--- EXERCISE INPUT ---
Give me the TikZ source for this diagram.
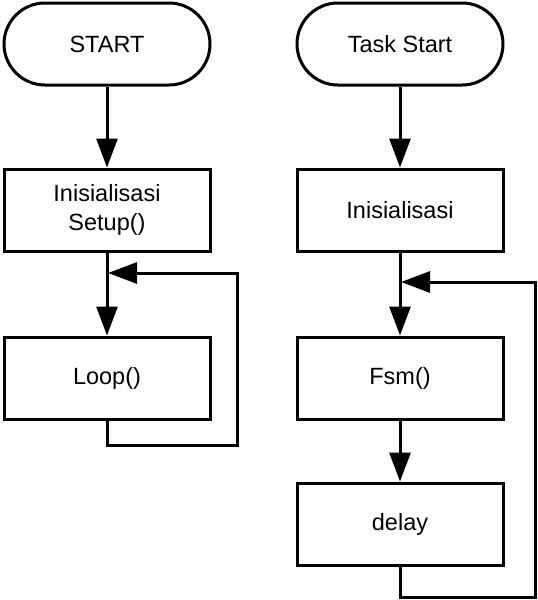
\documentclass[tikz,border=0pt]{standalone}
\usepackage{fontspec}
\setmainfont{Liberation Sans}
\usetikzlibrary{positioning,arrows.meta}

\begin{document}
\begin{tikzpicture}[x=1pt, y=-1pt,
    terminal/.style={draw=black, line width=3pt, rounded corners=41pt, minimum width=206pt, minimum height=82pt, font=\fontsize{23.5}{29}\selectfont, align=center},
    process/.style={draw=black, line width=3pt, minimum width=206pt, minimum height=82pt, font=\fontsize{23.5}{29}\selectfont, align=center},
    flow/.style={line width=3pt, -{Triangle[length=29pt, width=21pt]}},
    loopline/.style={line width=3pt}]
    \useasboundingbox (0,0) rectangle (538,600);

    % Main program
    \node[terminal] (start) at (107,44) {START};
    \node[process] (setup) at (107,210) {Inisialisasi\\Setup()};
    \node[process] (loop) at (107,378) {Loop()};
    \coordinate (joinA) at (108,273);

    \draw[flow] (start) -- (setup);
    \draw[flow] (setup) -- (loop);
    % Loop back to the top of Loop()
    \draw[loopline] (loop.south) -- (107,445) -- (237,445) -- (237,273) -- (130,273);
    \draw[flow] (237,273) -- (joinA);

    % Task
    \node[terminal] (task) at (400,44) {Task Start};
    \node[process] (init) at (400,210) {Inisialisasi};
    \node[process] (fsm) at (400,378) {Fsm()};
    \node[process] (delay) at (400,524) {delay};
    \coordinate (joinB) at (401,282);

    \draw[flow] (task) -- (init);
    \draw[flow] (init) -- (fsm);
    \draw[flow] (fsm) -- (delay);
    % Loop back to the top of Fsm()
    \draw[loopline] (delay.south) -- (400,597) -- (535,597) -- (535,282) -- (430,282);
    \draw[flow] (535,282) -- (joinB);
\end{tikzpicture}
\end{document}
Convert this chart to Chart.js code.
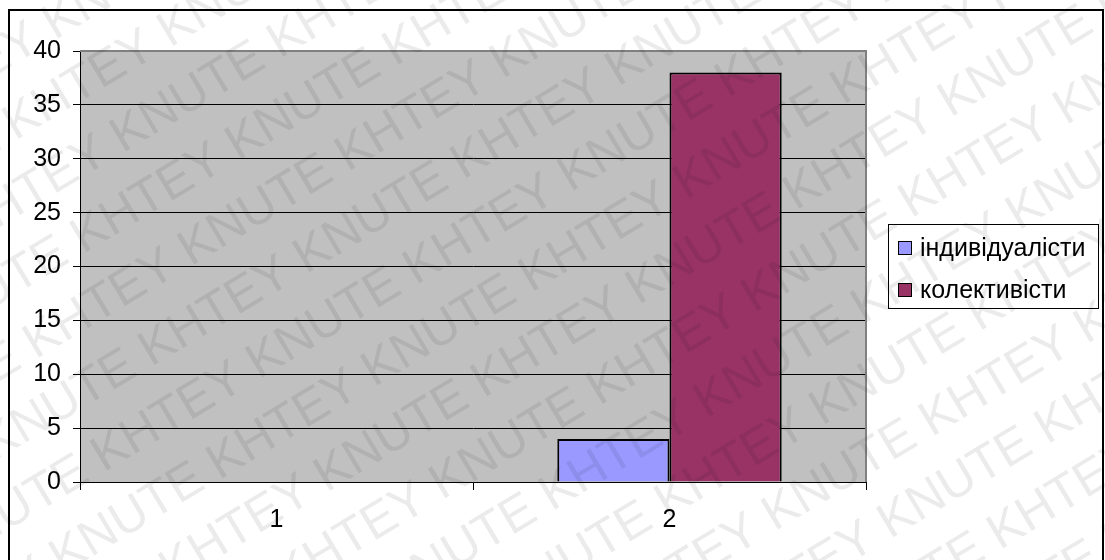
<!DOCTYPE html>
<html>
<head>
<meta charset="utf-8">
<script src="https://cdn.jsdelivr.net/npm/chart.js@4/dist/chart.umd.min.js"></script>
<style>
  html, body { margin: 0; padding: 0; background: #fff; }
  canvas { display: block; }
</style>
</head>
<body>
<canvas id="chart" width="1105" height="560"></canvas>
<script>
// survey groups and counts
const categories = ["1", "2"];
const individualists = [null, 4];
const collectivists = [null, 38];
const seriesNames = ["індивідуалісти", "колективісти"];
const seriesColors = ["#9999FF", "#993366"];
const yMax = 40;
const yStep = 5;

const FONT = '"Liberation Sans", Arial, sans-serif';

// gray plot background
const plotBackground = {
    id: "plotBackground",
    beforeDraw(chart) {
        const { ctx, chartArea: a } = chart;
        ctx.save();
        ctx.fillStyle = "#C0C0C0";
        ctx.fillRect(a.left, a.top, a.right - a.left, a.bottom - a.top);
        ctx.restore();
    },
    afterDatasetsDraw(chart) {
        const { ctx, chartArea: a } = chart;
        ctx.save();
        ctx.strokeStyle = "#808080";
        ctx.lineWidth = 2;
        ctx.beginPath();
        ctx.moveTo(a.left, a.top);
        ctx.lineTo(a.right, a.top);
        ctx.lineTo(a.right, a.bottom);
        ctx.stroke();
        ctx.restore();
    }
};

// boxed legend to the right of the plot
const legendBox = {
    id: "legendBox",
    afterDraw(chart) {
        const { ctx, chartArea: a } = chart;
        const x = Math.round(a.right) + 22;
        const y = 224;
        ctx.save();
        ctx.strokeStyle = "#000";
        ctx.lineWidth = 1;
        ctx.strokeRect(x + 0.5, y + 0.5, 210, 84);
        ctx.font = "25px " + FONT;
        ctx.textBaseline = "middle";
        chart.data.datasets.forEach((ds, i) => {
            const cy = y + 24 + i * 42;
            ctx.fillStyle = ds.backgroundColor;
            ctx.fillRect(x + 10, cy - 7, 14, 14);
            ctx.strokeStyle = "#000";
            ctx.strokeRect(x + 10.5, cy - 6.5, 13, 13);
            ctx.fillStyle = "#000";
            ctx.fillText(ds.label, x + 32, cy + 1);
        });
        ctx.restore();
    }
};

// diagonal KNUTE / KHTEY stamp and outer frame
const stamp = {
    id: "stamp",
    afterDraw(chart) {
        const { ctx, width, height } = chart;
        ctx.save();
        ctx.strokeStyle = "#000";
        ctx.lineWidth = 2;
        ctx.strokeRect(9, 10, 1094, height + 20);
        ctx.translate(width / 2, height / 2);
        ctx.rotate(-31 * Math.PI / 180);
        ctx.fillStyle = "rgba(0,0,0,0.08)";
        ctx.font = "50px " + FONT;
        const line = "KNUTE KHTEY ".repeat(10);
        for (let i = -8; i <= 8; i++) {
            const shift = (i % 2 === 0) ? 0 : -95;
            ctx.fillText(line, -1300 + shift, i * 66);
        }
        ctx.restore();
    }
};

new Chart(document.getElementById("chart"), {
    type: "bar",
    data: {
        labels: categories,
        datasets: [
            {
                label: seriesNames[0],
                data: individualists,
                backgroundColor: seriesColors[0],
                borderColor: "#000",
                borderWidth: 2,
                borderSkipped: "bottom"
            },
            {
                label: seriesNames[1],
                data: collectivists,
                backgroundColor: seriesColors[1],
                borderColor: "#000",
                borderWidth: 2,
                borderSkipped: "bottom"
            }
        ]
    },
    options: {
        responsive: false,
        animation: false,
        layout: { padding: { top: 51, right: 239, left: 0, bottom: 0 } },
        datasets: { bar: { categoryPercentage: 0.571, barPercentage: 1 } },
        plugins: {
            legend: { display: false },
            tooltip: { enabled: false }
        },
        scales: {
            x: {
                grid: {
                    offset: true,
                    drawOnChartArea: false,
                    drawTicks: true,
                    tickLength: 8,
                    color: "#000"
                },
                border: { color: "#000", width: 1 },
                ticks: { color: "#000", font: { family: FONT, size: 25 }, padding: 15 },
                afterFit(scale) { scale.height = 78; }
            },
            y: {
                min: 0,
                max: yMax,
                ticks: { stepSize: yStep, color: "#000", font: { family: FONT, size: 25 }, padding: 12 },
                grid: {
                    color: (c) => c.tick && c.tick.value === yMax ? "#808080" : "#000",
                    tickColor: "#000",
                    lineWidth: 1,
                    tickLength: 7
                },
                border: { color: "#000", width: 1 },
                afterFit(scale) { scale.width = 80; }
            }
        }
    },
    plugins: [plotBackground, legendBox, stamp]
});
</script>
</body>
</html>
---
EXERCISE GOAL =
Return every line above in which the string "this" occurs.

RESULT =
Give me the TikZ source for this diagram.
Convert this chart to Chart.js code.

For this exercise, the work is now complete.